More important than atmospherics, however, Clinton failed to persuade Putin to agree to the U.S.'s building a shield against missiles that might some day be fired by "rogue states." Deputy Secretary of State Strobe Talbott said Sunday that "President Putin made absolutely clear to President Clinton that Russia continues to oppose changes to the ABM treaty that the United States has proposed." In order to deploy the proposed missile-defense system, the U.S. would have to either convince Russia to amend the 1972 Antiballistic Missile Treaty, which forbids either side from adding to its missile-defense systems, or else back out of the treaty. But the Russians warn that scrapping the treaty — which is based on the logic that defense systems diminish one side's fear of retaliation for launching a nuclear attack and therefore force the other side to deploy even more warheads to overwhelm such defenses — would void all other arms-control agreements between the two sides.

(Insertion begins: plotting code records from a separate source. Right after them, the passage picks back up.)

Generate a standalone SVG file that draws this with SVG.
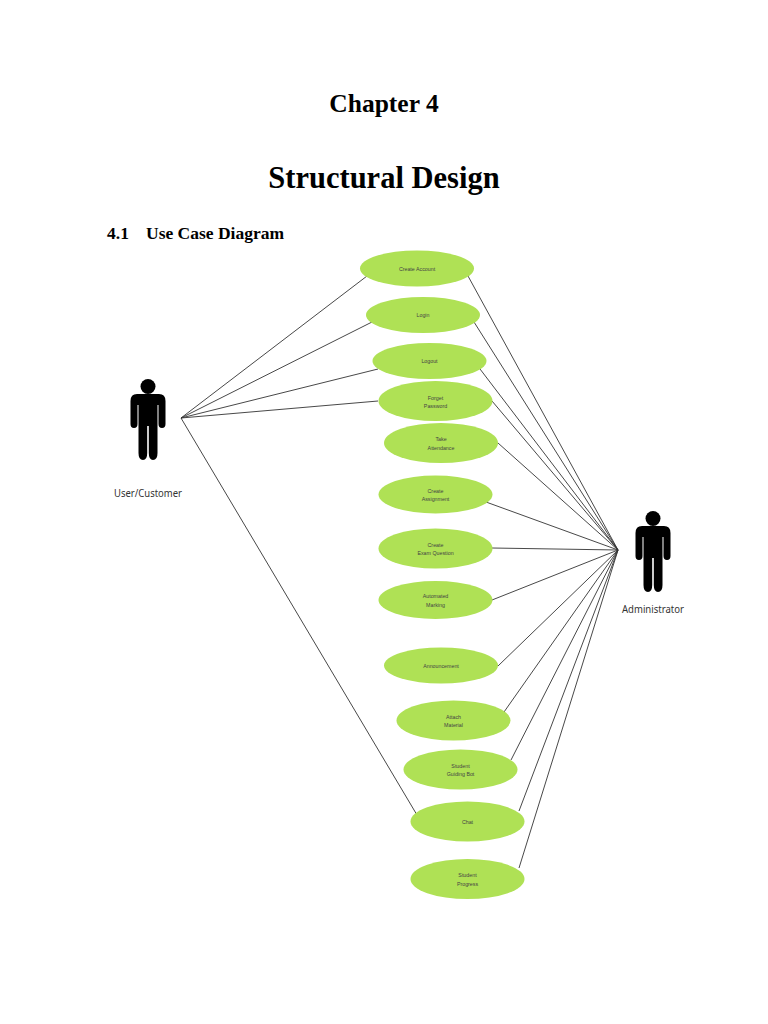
<svg xmlns="http://www.w3.org/2000/svg" width="768" height="1024" viewBox="0 0 768 1024">
<style>
.h{font-family:"Liberation Serif",serif;font-weight:bold;fill:#000}
.u{fill:#afe155}
.t{font-family:"Liberation Sans",sans-serif;font-size:5.3px;fill:#444;text-anchor:middle}
.a{font-family:"Noto Sans","Liberation Sans",sans-serif;font-size:10.5px;fill:#333;text-anchor:middle}
#connectors line{stroke:#333;stroke-width:.9}
</style>
<defs>
<g id="person"><circle cx="0" cy="-33.500" r="7.500" fill="#000"/><path d="M-11-26H11Q17.500-26 17.500-19V4Q17.500 8 14 8Q10.500 8 10.500 4V-15H9.500V33Q9.500 40 5 40Q.8 40 .8 33V6H-.8V33Q-.8 40-5 40Q-9.500 40-9.500 33V-15H-10.500V4Q-10.500 8-14 8Q-17.500 8-17.500 4V-19Q-17.500-26-11-26Z" fill="#000"/></g>
</defs>
<rect width="768" height="1024" fill="#fff"/>
<text class="h" x="384" y="112" font-size="25.500" text-anchor="middle">Chapter 4</text>
<text class="h" x="384" y="188" font-size="30.500" text-anchor="middle">Structural Design</text>
<text class="h" x="107" y="239" font-size="17.500">4.1</text>
<text class="h" x="146" y="239" font-size="17.500">Use Case Diagram</text>
<g id="connectors">
<line x1="181" y1="418" x2="367" y2="276"/><line x1="181" y1="418" x2="372" y2="322"/><line x1="181" y1="418" x2="378" y2="369"/><line x1="181" y1="418" x2="378" y2="401"/><line x1="181" y1="418" x2="417" y2="815"/>
<line x1="618" y1="550" x2="468" y2="276"/><line x1="618" y1="550" x2="474" y2="322"/><line x1="618" y1="550" x2="480" y2="369"/><line x1="618" y1="550" x2="492" y2="401"/><line x1="618" y1="550" x2="498" y2="443"/><line x1="618" y1="550" x2="486" y2="502"/><line x1="618" y1="550" x2="492" y2="548"/><line x1="618" y1="550" x2="492" y2="600"/><line x1="618" y1="550" x2="498" y2="666"/><line x1="618" y1="550" x2="504" y2="712"/><line x1="618" y1="550" x2="511" y2="760"/><line x1="618" y1="550" x2="519" y2="811"/><line x1="618" y1="550" x2="519" y2="868"/>
</g>
<g id="actor-user"><use href="#person" x="148" y="420"/><text class="a" x="148" y="497" textLength="68" lengthAdjust="spacingAndGlyphs">User/Customer</text></g>
<g id="actor-admin"><use href="#person" x="653" y="552"/><text class="a" x="653" y="613" textLength="62" lengthAdjust="spacingAndGlyphs">Administrator</text></g>
<g id="uc1"><ellipse class="u" cx="417" cy="268.500" rx="57" ry="18"/><text class="t" x="417" y="270.500">Create Account</text></g>
<g id="uc2"><ellipse class="u" cx="423" cy="315" rx="57" ry="18"/><text class="t" x="423" y="317">Login</text></g>
<g id="uc3"><ellipse class="u" cx="429.500" cy="361" rx="57" ry="18"/><text class="t" x="429.500" y="363">Logout</text></g>
<g id="uc4"><ellipse class="u" cx="435.500" cy="401" rx="57" ry="20"/><text class="t" x="435.500" y="399.500">Forget</text><text class="t" x="435.500" y="407.500">Password</text></g>
<g id="uc5"><ellipse class="u" cx="441" cy="443" rx="57" ry="20"/><text class="t" x="441" y="441">Take</text><text class="t" x="441" y="449.500">Attendance</text></g>
<g id="uc6"><ellipse class="u" cx="435.500" cy="494.500" rx="57" ry="19"/><text class="t" x="435.500" y="492.500">Create</text><text class="t" x="435.500" y="500.500">Assignment</text></g>
<g id="uc7"><ellipse class="u" cx="435.500" cy="548.500" rx="57" ry="20"/><text class="t" x="435.500" y="546.500">Create</text><text class="t" x="435.500" y="555">Exam Question</text></g>
<g id="uc8"><ellipse class="u" cx="435.500" cy="600" rx="57" ry="19"/><text class="t" x="435.500" y="598">Automated</text><text class="t" x="435.500" y="606.500">Marking</text></g>
<g id="uc9"><ellipse class="u" cx="441" cy="665.500" rx="57" ry="18"/><text class="t" x="441" y="667.500">Announcement</text></g>
<g id="uc10"><ellipse class="u" cx="453.500" cy="720.500" rx="57" ry="20"/><text class="t" x="453.500" y="718.500">Attach</text><text class="t" x="453.500" y="727">Material</text></g>
<g id="uc11"><ellipse class="u" cx="460.500" cy="769.500" rx="57" ry="20"/><text class="t" x="460.500" y="767.500">Student</text><text class="t" x="460.500" y="776">Guiding Bot</text></g>
<g id="uc12"><ellipse class="u" cx="467.500" cy="821.500" rx="57" ry="20"/><text class="t" x="467.500" y="823.500">Chat</text></g>
<g id="uc13"><ellipse class="u" cx="467.500" cy="879" rx="57" ry="20"/><text class="t" x="467.500" y="877">Student</text><text class="t" x="467.500" y="885.500">Progress</text></g>
</svg>
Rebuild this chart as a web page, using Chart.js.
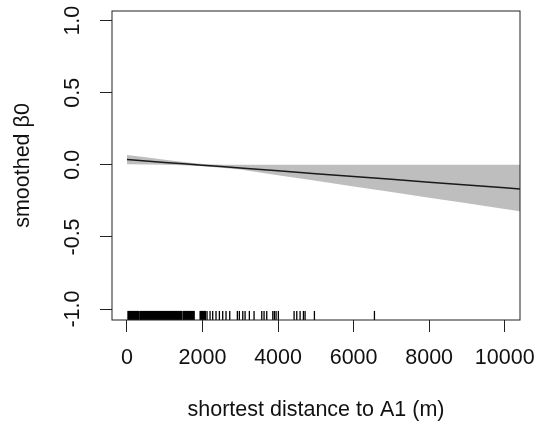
<!DOCTYPE html>
<html lang="en">
<head>
<meta charset="UTF-8">
<title>smoothed β0 by distance to A1</title>
<style>
    body { margin: 0; background: white; }
    #wrap { width: 536px; height: 427px; position: relative; }
</style>
<script src="https://cdn.jsdelivr.net/npm/chart.js"></script>
</head>
<body>
<div id="wrap"><canvas id="betaPlot"></canvas></div>
<script>
// smoothed coefficient along distance, with its confidence band
var distGrid  = [0, 500, 1000, 1500, 2000, 2500, 3000, 4000, 5000, 6000, 7000, 8000, 9000, 10000, 10500];
var fitValue  = [0.037, 0.027, 0.017, 0.008, -0.002, -0.012, -0.022, -0.041, -0.061, -0.081, -0.100, -0.120, -0.139, -0.159, -0.169];
var bandUpper = [0.068, 0.052, 0.036, 0.020, 0.006, 0.000, 0.000, 0.000, 0.000, 0.000, 0.000, 0.000, 0.000, 0.000, 0.000];
var bandLower = [0.005, 0.003, 0.000, -0.003, -0.009, -0.020, -0.033, -0.072, -0.111, -0.150, -0.189, -0.228, -0.267, -0.306, -0.326];

// observed distances, drawn as a rug along the bottom
var rugDist = [
    35, 60, 85, 110, 135, 160, 185, 210, 235, 255, 280, 300,
    350, 375, 400, 425, 450, 475, 500, 525, 550, 575, 600, 625, 650, 675, 700,
    725, 750, 775, 800, 825, 850, 875, 900, 925, 950, 975, 1000, 1025, 1050,
    1075, 1100, 1125, 1150, 1175, 1200, 1225, 1250, 1275, 1300, 1325, 1350,
    1375, 1400, 1420, 1440,
    1495, 1520, 1545, 1570, 1595, 1620, 1645, 1670, 1695, 1720, 1745, 1770,
    1945, 1970, 1995, 2020, 2045, 2066,
    2119, 2199, 2269, 2357, 2446, 2534, 2622, 2720,
    2922, 2975, 3065, 3126, 3240, 3364,
    3568, 3629, 3700, 3860, 3902, 3947, 4008,
    4424, 4495, 4583, 4671, 4715, 4962, 6551
];
var rugLevel = -1.045;

var xTicks = [0, 2000, 4000, 6000, 8000, 10000];
var yTicks = [-1, -0.5, 0, 0.5, 1];

function pairs(xs, ys) {
    return xs.map(function (x, i) { return { x: x, y: ys[i] }; });
}

var fontFamily = "'Liberation Sans', Arial, sans-serif";

// frame around the plotting region
var plotBox = {
    id: 'plotBox',
    afterDatasetsDraw: function (chart) {
        var a = chart.chartArea, ctx = chart.ctx;
        ctx.save();
        ctx.strokeStyle = '#222';
        ctx.lineWidth = 1;
        ctx.strokeRect(a.left, a.top, a.right - a.left, a.bottom - a.top);
        ctx.restore();
    }
};

new Chart(document.getElementById('betaPlot'), {
    type: 'line',
    data: {
        datasets: [
            {
                label: 'fit',
                data: pairs(distGrid, fitValue),
                borderColor: '#1a1a1a',
                borderWidth: 1.5,
                pointRadius: 0,
                fill: false
            },
            {
                label: 'rug',
                data: rugDist.map(function (d) { return { x: d, y: rugLevel }; }),
                showLine: false,
                pointStyle: 'line',
                rotation: 90,
                pointRadius: 4.6,
                // packed ticks are drawn a bit wider so they merge into a solid block
                pointBorderWidth: function (ctx) {
                    var d = rugDist[ctx.dataIndex];
                    return d < 2100 ? 2 : 1.3;
                },
                pointBorderColor: '#000',
                borderWidth: 0
            },
            {
                label: 'upper',
                data: pairs(distGrid, bandUpper),
                borderWidth: 0,
                pointRadius: 0,
                backgroundColor: '#bebebe',
                fill: '+1'
            },
            {
                label: 'lower',
                data: pairs(distGrid, bandLower),
                borderWidth: 0,
                pointRadius: 0,
                fill: false
            }
        ]
    },
    options: {
        responsive: true,
        maintainAspectRatio: false,
        animation: false,
        layout: { padding: { left: 0, top: 11, right: 16, bottom: 0 } },
        plugins: {
            legend: { display: false },
            tooltip: { enabled: false }
        },
        scales: {
            x: {
                type: 'linear',
                min: -397,
                max: 10405,
                afterBuildTicks: function (scale) {
                    scale.ticks = xTicks.map(function (v) { return { value: v }; });
                },
                afterFit: function (scale) {
                    scale.height = 107;
                    scale.paddingLeft = 0;
                    scale.paddingRight = 0;
                },
                border: { display: false },
                grid: { drawOnChartArea: false, drawTicks: true, tickLength: 12, color: '#222', lineWidth: 1 },
                ticks: {
                    autoSkip: false,
                    maxRotation: 0,
                    minRotation: 0,
                    padding: 13,
                    color: '#111',
                    font: { family: fontFamily, size: 21.5 },
                    callback: function (v) { return String(v); }
                },
                title: {
                    display: true,
                    text: 'shortest distance to A1 (m)',
                    color: '#111',
                    font: { family: fontFamily, size: 21.5 },
                    padding: { top: 0, bottom: 4 }
                }
            },
            y: {
                min: -1.076,
                max: 1.067,
                afterBuildTicks: function (scale) {
                    scale.ticks = yTicks.map(function (v) { return { value: v }; });
                },
                afterFit: function (scale) {
                    scale.width = 112;
                    scale.paddingTop = 0;
                    scale.paddingBottom = 0;
                },
                border: { display: false },
                grid: { drawOnChartArea: false, drawTicks: true, tickLength: 12, color: '#222', lineWidth: 1 },
                ticks: {
                    minRotation: 90,
                    maxRotation: 90,
                    crossAlign: 'center',
                    padding: 8,
                    color: '#111',
                    font: { family: fontFamily, size: 21.5 },
                    callback: function (v) { return v.toFixed(1); }
                },
                title: {
                    display: true,
                    text: 'smoothed β0',
                    color: '#111',
                    font: { family: fontFamily, size: 21.5 },
                    padding: { top: 10, bottom: 0 }
                }
            }
        }
    },
    plugins: [plotBox]
});
</script>
</body>
</html>
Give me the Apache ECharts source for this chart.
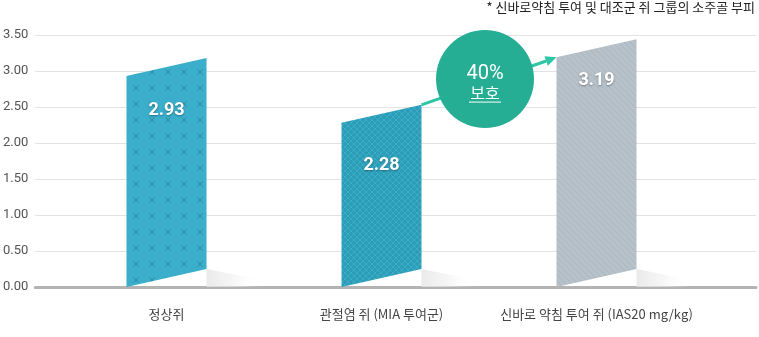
<!DOCTYPE html>
<html>
<head>
<meta charset="utf-8">
<script src="https://cdn.jsdelivr.net/npm/echarts@6/dist/echarts.min.js"></script>
<style>
  html, body { margin: 0; padding: 0; background: #fff; }
  #chart { width: 759px; height: 337px; }
</style>
</head>
<body>
<div id="chart"></div>
<script>
// Trabecular bone volume per rat group
const categories = ['정상쥐', '관절염 쥐 (MIA 투여군)', '신바로 약침 투여 쥐 (IAS20 mg/kg)'];
const volumes = [2.93, 2.28, 3.19];
const protectionPct = 40;
const protectionWord = '보호';
const yMin = 0, yMax = 3.5, yStep = 0.5;
const noteText = '* 신바로약침 투여 및 대조군 쥐 그룹의 소주골 부피';

const KR = '"Noto Sans CJK KR", "Noto Sans", sans-serif';
const NUM = 'Roboto, "Noto Sans CJK KR", sans-serif';

// ---- fill textures for the three slanted bars ----
function tile(size, draw) {
  const c = document.createElement('canvas');
  c.width = size; c.height = size;
  draw(c.getContext('2d'), size);
  return { image: c, repeat: 'repeat' };
}
const crossTile = tile(16, (g, s) => {
  g.fillStyle = '#3aaecb'; g.fillRect(0, 0, s, s);
  g.strokeStyle = '#2a8aa4'; g.lineWidth = 1;
  g.beginPath();
  g.moveTo(5.5, 5.5); g.lineTo(10.5, 10.5);
  g.moveTo(10.5, 5.5); g.lineTo(5.5, 10.5);
  g.stroke();
});
const meshTile = tile(6, (g, s) => {
  g.fillStyle = '#2a9eb9'; g.fillRect(0, 0, s, s);
  g.strokeStyle = 'rgba(110,200,222,0.3)'; g.lineWidth = 1;
  g.beginPath();
  g.moveTo(0, 0); g.lineTo(s, s);
  g.moveTo(s, 0); g.lineTo(0, s);
  g.stroke();
});
const stripeTile = tile(6, (g, s) => {
  g.fillStyle = '#b7c1c9'; g.fillRect(0, 0, s, s);
  g.strokeStyle = '#aab5be'; g.lineWidth = 1;
  g.beginPath();
  g.moveTo(-1, -1); g.lineTo(s + 1, s + 1);
  g.moveTo(-1, s - 1); g.lineTo(1, s + 1);
  g.moveTo(s - 1, -1); g.lineTo(s + 1, 1);
  g.stroke();
});
const barFills = [crossTile, meshTile, stripeTile];
const labelDrop = [34, 43, 23];

const HALF_W = 40;   // half width of a slanted bar
const RISE = 18;     // how far the right edge is lifted

function renderBar(params, api) {
  const i = api.value(0);
  const v = api.value(1);
  const base = api.coord([i, 0]);
  const top = api.coord([i, v]);
  const xl = base[0] - HALF_W, xr = base[0] + HALF_W;
  const y0 = base[1], yt = top[1];
  return {
    type: 'group',
    children: [
      {
        // soft floor shadow to the right of the bar
        type: 'polygon',
        shape: { points: [[xr, y0 - RISE], [xr + 55, y0 - 7], [xr + 55, y0], [xr, y0]] },
        style: {
          fill: { type: 'linear', x: 0, y: 0, x2: 1, y2: 0.3,
            colorStops: [
              { offset: 0, color: 'rgba(228,228,228,0.8)' },
              { offset: 0.45, color: 'rgba(238,238,238,0.6)' },
              { offset: 1, color: 'rgba(255,255,255,0)' }] }
        }
      },
      {
        type: 'polygon',
        shape: { points: [[xl, yt], [xr, yt - RISE], [xr, y0 - RISE], [xl, y0]] },
        style: { fill: barFills[i] }
      },
      {
        type: 'text',
        x: base[0], y: yt + labelDrop[i],
        style: {
          text: v.toFixed(2), fill: '#fff', font: 'bold 18px ' + NUM,
          align: 'center', verticalAlign: 'middle',
          textShadowColor: 'rgba(0,0,0,0.35)', textShadowBlur: 2, textShadowOffsetY: 1
        }
      }
    ]
  };
}

// arrow from the arthritis bar to the treated bar, with the protection bubble on it
function renderArrow(params, api) {
  const a = api.coord([1, volumes[1]]);
  const b = api.coord([2, volumes[2]]);
  const s = [a[0] + HALF_W, a[1] - RISE];
  const e = [b[0] - HALF_W, b[1]];
  const dx = e[0] - s[0], dy = e[1] - s[1];
  const len = Math.sqrt(dx * dx + dy * dy);
  const ux = dx / len, uy = dy / len;
  const head = 11, hw = 5;
  const hb = [e[0] - ux * head, e[1] - uy * head];
  const cx = (s[0] + e[0]) / 2 - 4, cy = (s[1] + e[1]) / 2 - 2;
  const color = '#2ec6a6';
  return {
    type: 'group',
    children: [
      { type: 'line', shape: { x1: s[0], y1: s[1], x2: hb[0], y2: hb[1] },
        style: { stroke: color, lineWidth: 3 } },
      { type: 'polygon',
        shape: { points: [e, [hb[0] - uy * hw, hb[1] + ux * hw], [hb[0] + uy * hw, hb[1] - ux * hw]] },
        style: { fill: color } },
      { type: 'circle', shape: { cx: cx, cy: cy, r: 49 }, style: { fill: '#25ae94' } },
      { type: 'text', x: cx, y: cy - 5,
        style: { text: protectionPct + '%', fill: '#fff', font: '20px ' + NUM, align: 'center', verticalAlign: 'middle' } },
      { type: 'text', x: cx, y: cy + 14,
        style: { text: protectionWord, fill: '#fff', font: '16px ' + KR, align: 'center', verticalAlign: 'middle' } },
      { type: 'line', shape: { x1: cx - 16, y1: cy + 23, x2: cx + 16, y2: cy + 23 },
        style: { stroke: '#fff', lineWidth: 1 } }
    ]
  };
}

const chart = echarts.init(document.getElementById('chart'), null, { renderer: 'canvas' });
chart.setOption({
  animation: false,
  backgroundColor: '#fff',
  grid: [
    { left: 33, right: 3, top: 35, bottom: 50 },
    { left: 59, right: 55, top: 35, bottom: 50 }
  ],
  xAxis: [
    { type: 'value', gridIndex: 0, min: 0, max: 1,
      axisLine: { show: true, lineStyle: { color: '#b3b3b3', width: 3 } },
      axisTick: { show: false }, axisLabel: { show: false }, splitLine: { show: false } },
    { type: 'category', gridIndex: 1, data: categories,
      axisLine: { show: false }, axisTick: { show: false },
      axisLabel: { interval: 0, color: '#444', fontSize: 13, fontFamily: KR, margin: 21 } }
  ],
  yAxis: [
    { type: 'value', gridIndex: 0, min: yMin, max: yMax, interval: yStep,
      axisLine: { show: false }, axisTick: { show: false },
      axisLabel: { color: '#555', fontSize: 13, fontFamily: NUM, margin: 7,
        formatter: (v) => v.toFixed(2) },
      splitLine: { lineStyle: { color: '#e2e2e2', width: 1 } } },
    { type: 'value', gridIndex: 1, min: yMin, max: yMax, interval: yStep, show: false }
  ],
  series: [
    { type: 'custom', xAxisIndex: 1, yAxisIndex: 1, clip: false,
      data: volumes.map((v, i) => [i, v]), renderItem: renderBar, z: 3 },
    { type: 'custom', xAxisIndex: 1, yAxisIndex: 1, clip: false,
      data: [[1, 2]], renderItem: renderArrow, z: 4 }
  ],
  graphic: [
    { type: 'text', right: 4, top: 1,
      style: { text: noteText, fill: '#222', font: '13px ' + KR } }
  ]
});
</script>
</body>
</html>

Putin's "nyet" has left Clinton little room to maneuver. The issue is coming to a head in a presidential election season, and the GOP has made the politically popular notion of missile defense a centerpiece of its challenge to the administration on defense and foreign policy. Candidate George W. Bush has, in fact, come out in favor of a full-blown missile shield designed to neutralize the deterrent value of the Russian missile fleet along with everyone else's. In order to proceed with building the system according to the timetable he set himself, President Clinton would have to make the fateful decision on whether to scrap the ABM treaty at the height of the presidential race. "The Russians, on the other hand, have no reason to rush," says Meier. "They know Clinton only has a few months left and Bush has a good chance of winning. That means that even if they got a palatable deal out of Clinton, it would be unlikely to survive in Congress." Which is why Mr. Clinton will probably be looking for a way of punting the ball into the next presidency, and scratching missile defense and arms control from his legacy roster.